Читаем Дарвин и Гексли полностью

«Учения о предопределении, о первородном грехе, о прирожденной греховности человека и погибели, уготованной большей части рода людского; о первенствующей роли лукавого в мирских делах, об изначальной низменности земного, о злокозненном Демиурге, подвластном всеблагому и всемогущему господу, лишь недавно себя явившему, — при всем своем несовершенстве все эти учения, по-моему, значительно ближе к истине, чем общераспространенные „либеральные“ измышления, будто все младенцы рождаются на свет хорошими, а ежели таковыми не вырастают, виной тому дурной пример растленного общества; будто достичь этического идеала дано всякому, стоит лишь постараться; будто любое частное зло служит всеобщему благу, — и прочие радужные выдумки наподобие той, что рядит „провидение“ в тогу отеческого человеколюбия и велит нам верить, будто в конце концов все образуется (соответственно нашему пониманию).»

Этот отрывок дает представление, до каких высот полемического искусства способен был подняться Гексли, когда ему удавалось отрешиться от рассуждений о гергесинских свиньях. Современные веяния романтизма он воспринимал особенно остро — видно, не зря он изучал в это время Руссо.
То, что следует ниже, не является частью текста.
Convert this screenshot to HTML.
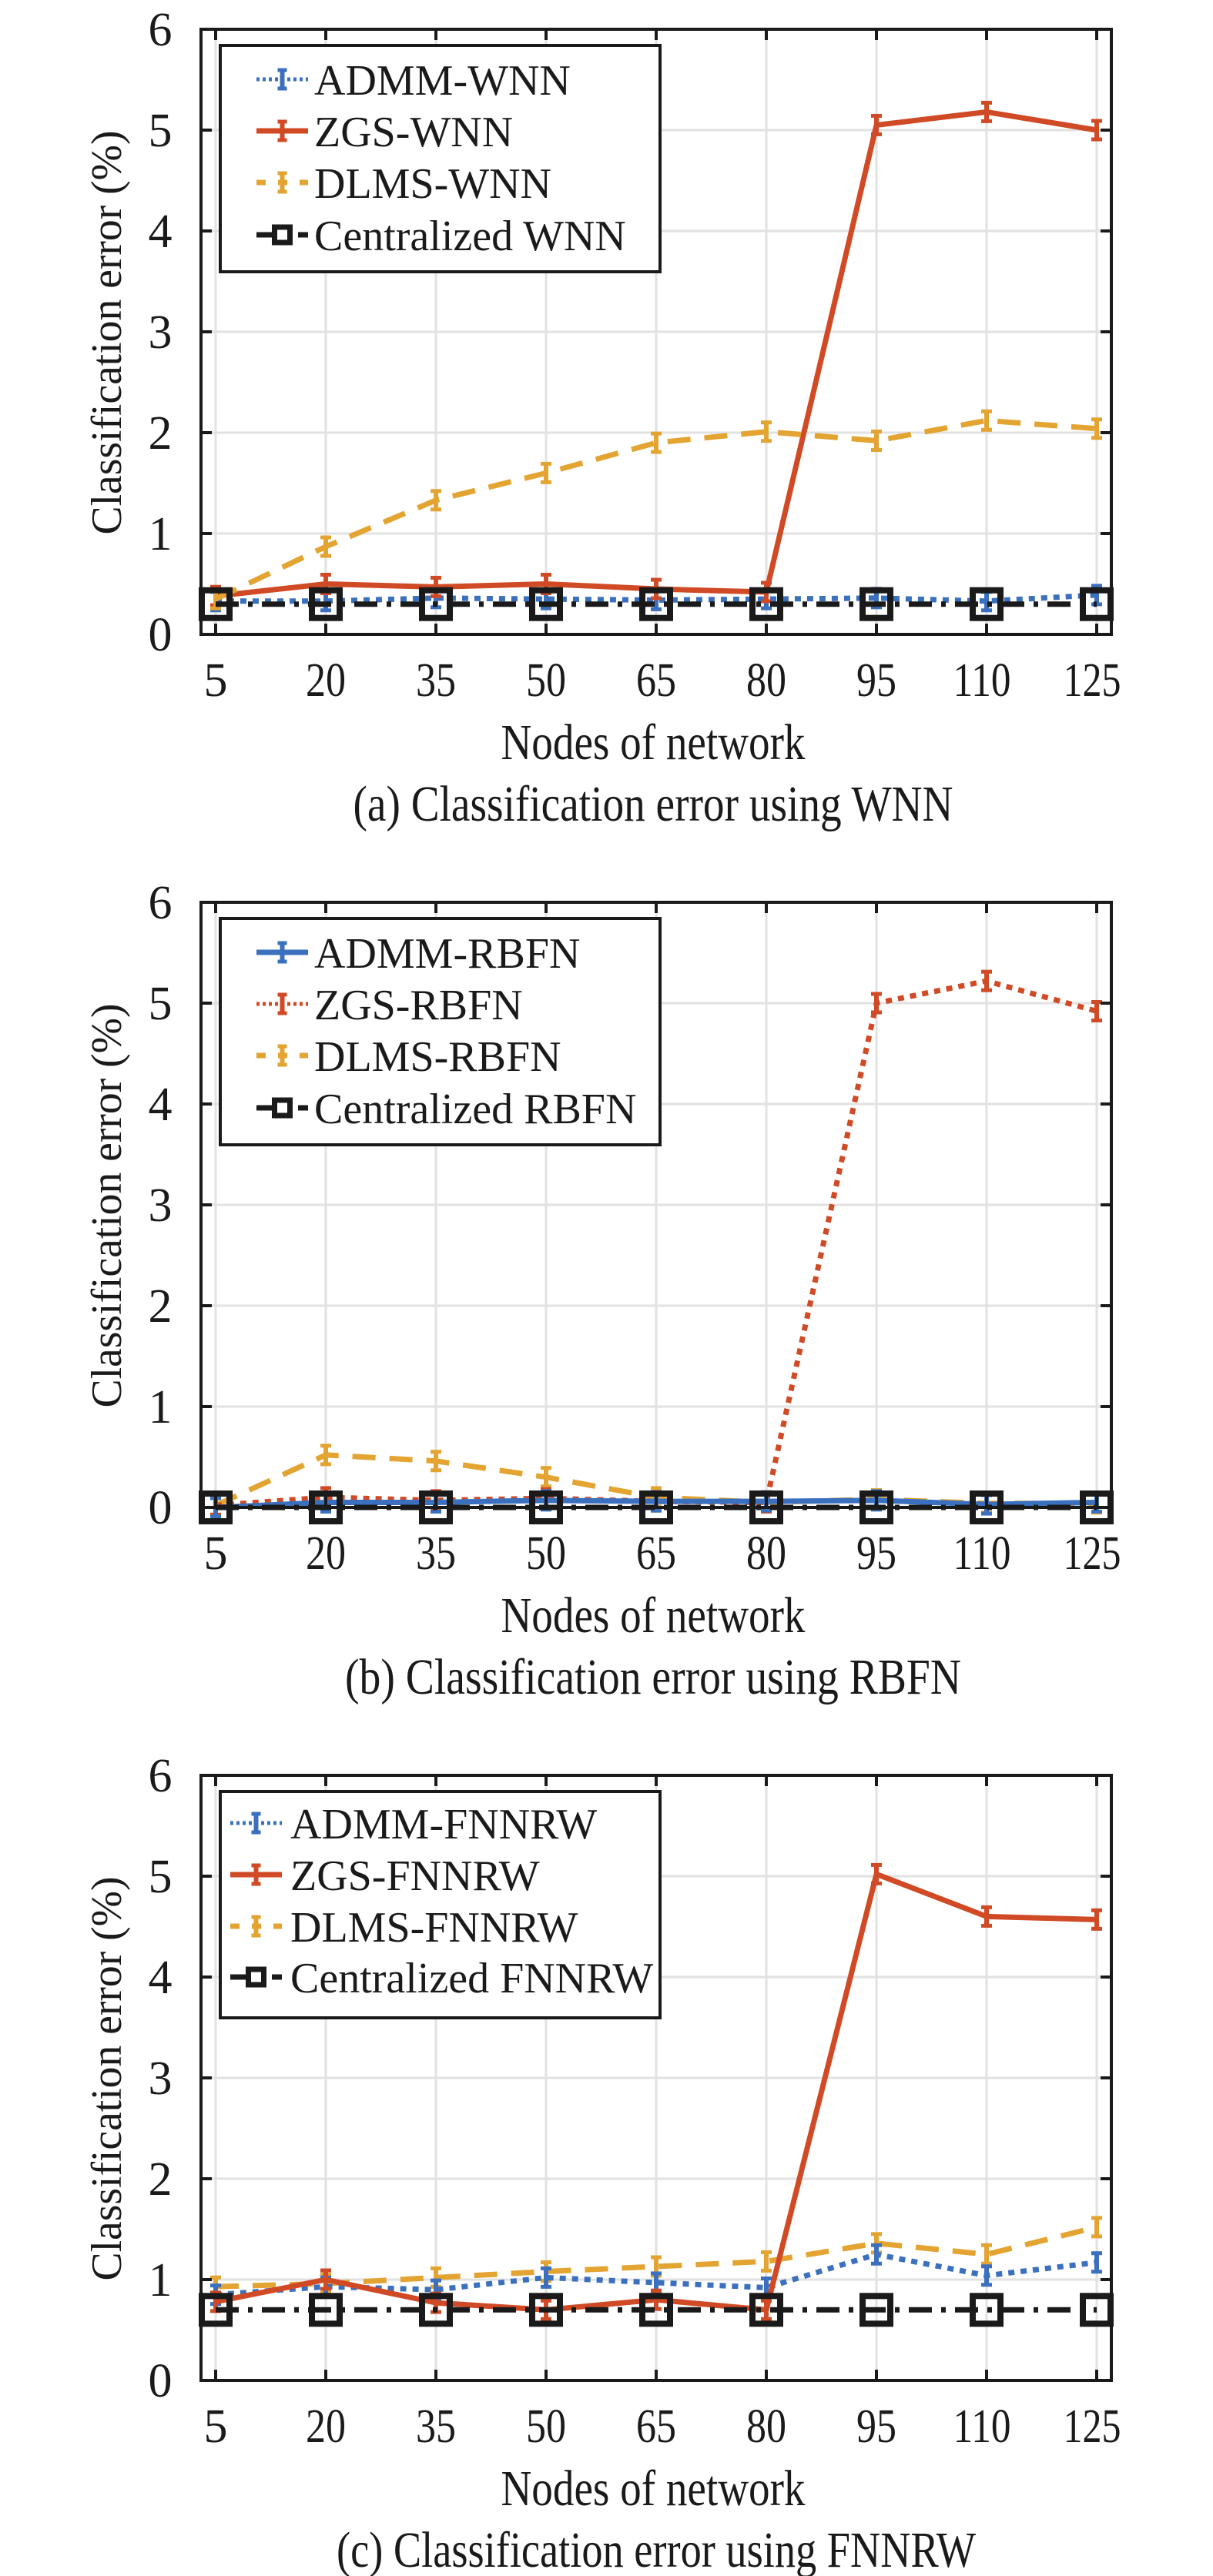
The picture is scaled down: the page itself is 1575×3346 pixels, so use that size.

В 1890 году пришлось снова разнести в пух и в прах каноника Лиддона, который отстаивал божественную непреложность Ветхого завета лишь на том основании, что он-де — неотъемлемая основа системы христианства. В статье «Светочи церкви и светоч науки» Гексли признает, что, к несчастью, известная часть того, о чем повествуется в Ветхом завете, действительно неотъемлема от христианского богословия. И затем открывает огонь по измышлению насчет всемирного потопа сперва из своих испытанных научных орудий, а потом с помощью великолепной, новенькой, тщательно замаскированной батареи из арсенала археологических данных о Вавилоне. Последнюю часть статьи он посвятил доказательству того, что о потопе, будь он всемирным или хотя бы местным, не может быть речи, а если так, то долой его с церковной кафедры и из христианских учебников и энциклопедий[253].

В ту осень Гладстон объединил свои статьи о библии в книгу и издал под названием «Несокрушимая твердыня священного писания». Всякий критический разбор библии он расценивал как нечто не относящееся к сути дела, все свои прежние аргументы выдвинул вновь как нечто неопровержимое, предсказал быстрый закат скептицизма и под конец отпустил колкость по адресу Гексли, которому после двух тысячелетий разнотолков выпало на долю, исследовав случай с гергесянскими свиньями, вывести господа бога на чистую воду как «обыкновенного злоумышленника и нарушителя законов». Гладстон объяснил, что страна Гергесинская принадлежала иудеям. Свинопасам ни к чему было разводить свиней: они не имели права употреблять в пищу свинину. Значит, Иисус имел все основания уничтожить их добро. Определенно в части несокрушимости ни одна твердыня не могла бы поспорить с черепом Великого Старца.

Перспектива вновь скрестить мечи с Гладстоном привела Гексли в такой восторг, что, ему в пору было чуть ли не благодарить за оскорбление. Очерк «Ревнители истины о свином стаде» так и брызжет веселостью, изобилуя метафорами, острыми, как нож, которым снимают скальпы, разящими, как томагавк, и мудрыми, как трубка мира. Лишь написав несколько страниц, автор исполняется серьезности, подобающей при осуждении коварства и невежества. Вслед за тем, как нетрудно догадаться, он доказывает, что страна Гергесинская принадлежала грекам и что оспаривать истинность какого-то случая, описанного в Новом завете, еще не значит бросать тень на личность Иисуса.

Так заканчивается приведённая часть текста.